Pois LIVRE é uma literatura, que talvez agradasse até mesmo à aquela professora ranzinza que não gosta de fantasia.
Não é uma "história inventada", mas sim o depoimento da autora Cheryl Strayed sobre como, aos 22 anos, após a inesperada morte prematura de sua mãe, o distanciamento dos irmãos e um divórcio, decidiu fazer uma trilha de longa distância, a caminhada pela Pacific Crest Traisl atravessando a pé do Deserto do Mojave até o final do Oregon/EUA.
Quando era adolescente, existia um mote que a gente sempre repetia, quando tudo acontecia rápido demais para absorver tanta informação (normalmente, semana de provas...).

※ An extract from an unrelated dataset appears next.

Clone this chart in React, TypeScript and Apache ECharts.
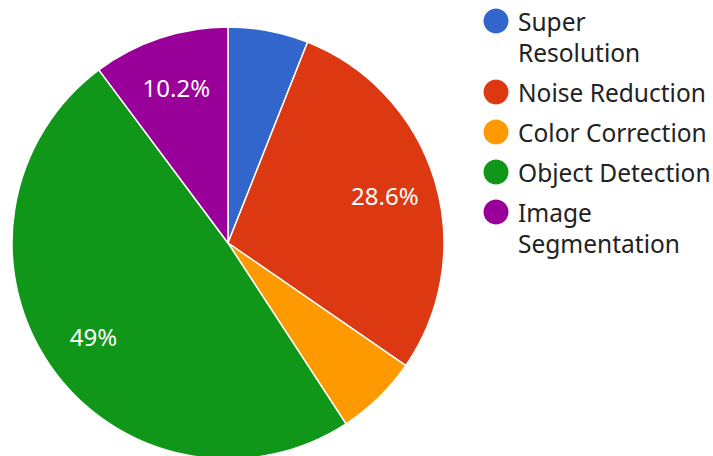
import React, { useEffect, useRef } from "react";
import * as echarts from "echarts";

const categories = ["Super Resolution", "Noise Reduction", "Color Correction", "Object Detection", "Image Segmentation"];
const legendLabels = ["Super\nResolution", "Noise Reduction", "Color Correction", "Object Detection", "Image\nSegmentation"];
const values = [6.0, 28.6, 6.2, 49.0, 10.2];
const colors = ["#3366cc", "#dc3912", "#ff9900", "#109618", "#990099"];
const showLabel = [false, true, false, true, true];

const FONT = "'Noto Sans', 'Open Sans', sans-serif";

export default function App() {
  const ref = useRef<HTMLDivElement>(null);
  useEffect(() => {
    if (!ref.current) return;
    const chart = echarts.init(ref.current, null, { renderer: "svg" });
    const total = values.reduce((a, b) => a + b, 0);

    const legendEls: any[] = [];
    let y = 21;
    legendLabels.forEach((lab, i) => {
      const lines = lab.split("\n").length;
      legendEls.push({
        type: "circle",
        shape: { cx: 496, cy: y, r: 12.5 },
        style: { fill: colors[i] },
      });
      legendEls.push({
        type: "text",
        x: 518,
        y: y - 15,
        style: {
          text: lab,
          fill: "#222222",
          font: `24.5px ${FONT}`,
          lineHeight: 31,
          verticalAlign: "top",
          align: "left",
        },
      });
      y += lines * 31 + 9;
    });

    const data = categories.map((c, i) => ({
      name: c,
      value: values[i],
      itemStyle: { color: colors[i] },
    }));
    const labelData = categories.map((c, i) => ({
      name: c,
      value: values[i],
      label: { show: showLabel[i] },
    }));

    chart.setOption({
      animation: false,
      textStyle: { fontFamily: FONT },
      series: [
        {
          type: "pie",
          center: [228, 243],
          radius: [0, 216],
          startAngle: 90,
          clockwise: true,
          silent: true,
          itemStyle: { borderColor: "#ffffff", borderWidth: 1.5 },
          label: { show: false },
          labelLine: { show: false },
          data,
        },
        {
          type: "pie",
          center: [228, 243],
          radius: [106, 216],
          startAngle: 90,
          clockwise: true,
          silent: true,
          itemStyle: { color: "rgba(0,0,0,0)", borderWidth: 0 },
          label: {
            show: true,
            position: "inside",
            color: "#ffffff",
            fontSize: 24,
            fontFamily: FONT,
            formatter: (p: any) => `${Math.round((p.value / total) * 1000) / 10}%`,
          },
          labelLine: { show: false },
          data: labelData,
        },
      ],
      graphic: legendEls,
    });
    return () => chart.dispose();
  }, []);
  return (
    <div
      ref={ref}
      style={{ position: "fixed", left: 0, top: 0, width: 713, height: 456, background: "#ffffff" }}
    />
  );
}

A gente repetia, uma para as outras, PAREM O MUNDO QUE EU QUERO DESCER! Provável seja uma frase de Mc Luhann, ou de algum outro dos meus autores prediletos da época. A memória deletou a autoria, mas a frase eu nunca esqueci.

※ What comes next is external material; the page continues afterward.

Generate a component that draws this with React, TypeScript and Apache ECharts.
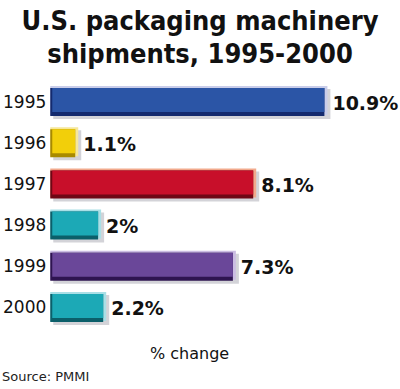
import React, { useEffect, useRef } from "react";
import * as echarts from "echarts";

const categories = ["1995", "1996", "1997", "1998", "1999", "2000"];
const values = [10.9, 1.1, 8.1, 2, 7.3, 2.2];
const valueLabels = ["10.9%", "1.1%", "8.1%", "2%", "7.3%", "2.2%"];
const faceColors = ["#2b55a6", "#f2cf0a", "#c80f2a", "#1ca9b6", "#6a4799", "#1ca9b6"];
const lightColors = ["#c9cdea", "#f6e79a", "#f2a98c", "#a9dfe6", "#cbbde2", "#a9dfe6"];
const darkColors = ["#142a6e", "#a88a00", "#6e0715", "#0b5f6a", "#2e1450", "#0b5f6a"];

export default function App() {
  const ref = useRef<HTMLDivElement>(null);
  useEffect(() => {
    if (!ref.current) return;
    const chart = echarts.init(ref.current, undefined, { renderer: "svg" });
    chart.setOption({
      animation: false,
      backgroundColor: "#ffffff",
      title: {
        text: "U.S. packaging machinery\nshipments, 1995-2000",
        left: "center",
        top: -1,
        textStyle: {
          fontFamily: "'DejaVu Sans Condensed', 'DejaVu Sans'",
          fontWeight: "bold",
          fontSize: 27,
          lineHeight: 33,
          color: "#111",
        },
      },
      grid: { left: 48, right: 19.2, top: 81, bottom: 61 },
      xAxis: {
        type: "value",
        min: 0,
        max: 13,
        show: false,
      },
      yAxis: {
        type: "category",
        data: categories,
        inverse: true,
        axisLine: { show: false },
        axisTick: { show: false },
        axisLabel: {
          margin: 4,
          color: "#111",
          fontFamily: "DejaVu Sans",
          fontSize: 17,
        },
      },
      series: [
        {
          type: "custom",
          encode: { x: 0, y: 1 },
          data: values.map((v, i) => [v, i]),
          renderItem: (params: any, api: any) => {
            const i = params.dataIndex;
            const v = api.value(0);
            const p0 = api.coord([0, i]);
            const p1 = api.coord([v, i]);
            const x0 = p0[0];
            const w = p1[0] - p0[0];
            const yc = p0[1];
            const h = 30;
            const yTop = yc - 15.5;
            return {
              type: "group",
              children: [
                { type: "rect", shape: { x: x0 + 3, y: yTop + 3, width: w, height: h }, style: { fill: "#d3d3d8" } },
                { type: "rect", shape: { x: x0, y: yTop, width: w, height: h - 1 }, style: { fill: lightColors[i] } },
                { type: "rect", shape: { x: x0, y: yTop + 2, width: w - 3, height: h - 2 }, style: { fill: darkColors[i] } },
                { type: "rect", shape: { x: x0 + 2, y: yTop + 2, width: w - 5, height: h - 6 }, style: { fill: faceColors[i] } },
                {
                  type: "text",
                  x: p1[0] + 5,
                  y: yc + 1,
                  style: {
                    text: valueLabels[i],
                    fill: "#111",
                    font: "bold 19px 'DejaVu Sans'",
                    textVerticalAlign: "middle",
                    textAlign: "left",
                  },
                },
              ],
            };
          },
        },
      ],
      graphic: [
        {
          type: "text",
          left: 150,
          top: 345,
          style: { text: "% change", fill: "#111", font: "16px 'DejaVu Sans'" },
        },
        {
          type: "text",
          left: 2,
          top: 370,
          style: { text: "Source: PMMI", fill: "#222", font: "13px 'DejaVu Sans'" },
        },
      ],
    });
    return () => chart.dispose();
  }, []);
  return (
    <div
      ref={ref}
      style={{ position: "fixed", left: 0, top: 0, width: 400, height: 389 }}
    />
  );
}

De fato, não é um livro de "fantasia". As tragédias da autora/personagem são trazidas pela memória, as aventuras estão dentro do que se poderia esperar dos riscos, esforço e perigos de uma trilha de longa distância. Ainda assim, é um livro envolvente, daqueles em que a gente confunde se está mesmo lendo, ou se não estamos nós/leitores, atravessando aquela trilha pensando também em nossos próprios problemas.
Perdi a conta do número de vezes em que "conversei" com a autora/personagem, como se pensasse duas coisas ao mesmo tempo, o que eu lia e as minhas próprias reflexões que se misturavam. Pelo menos uma vez, lembro de ter respondido a ela. Foi na parte em que ela tem a opção de continuar a trilha com outros trilheiros que conheceu no acampamento, mas prefere prosseguir sozinha, e é sozinha que estranha sua própria decisão. Foi uma (das várias) partes em que me identifiquei com a autora/personagem, e até comentei com ela (???) que na primeira vez que fui morar sozinha, uma amiga comentou que ia estranhar "como a gente pensa!", quando fica só, e como isso é verdade. Acho que também teria seguido sozinha... e segui, de certa forma, junto com o texto.
Mais de uma vez, fantasiei o que aconteceria, se simplesmente jogasse tudo para o alto, colocar uma mochila nas costas e sair caminhando. Porque, como a autora/personagem, também tive as fases da vida em que parece que tudo dá errado, e que reverter ou recomeçar será um esforço tão extenso, e será que vale a pena? Há uma carta do meu tarot que fala deste momento, quando caminhamos de mãos vazias em direção ao abismo (ou ao desconhecido). Nunca o fiz, mas lendo LIVRE, ficou a pergunta: quem eu seria "hoje" (ou quem seria "você"?), se tivesse mesmo colocado a mochila nas costas e partido?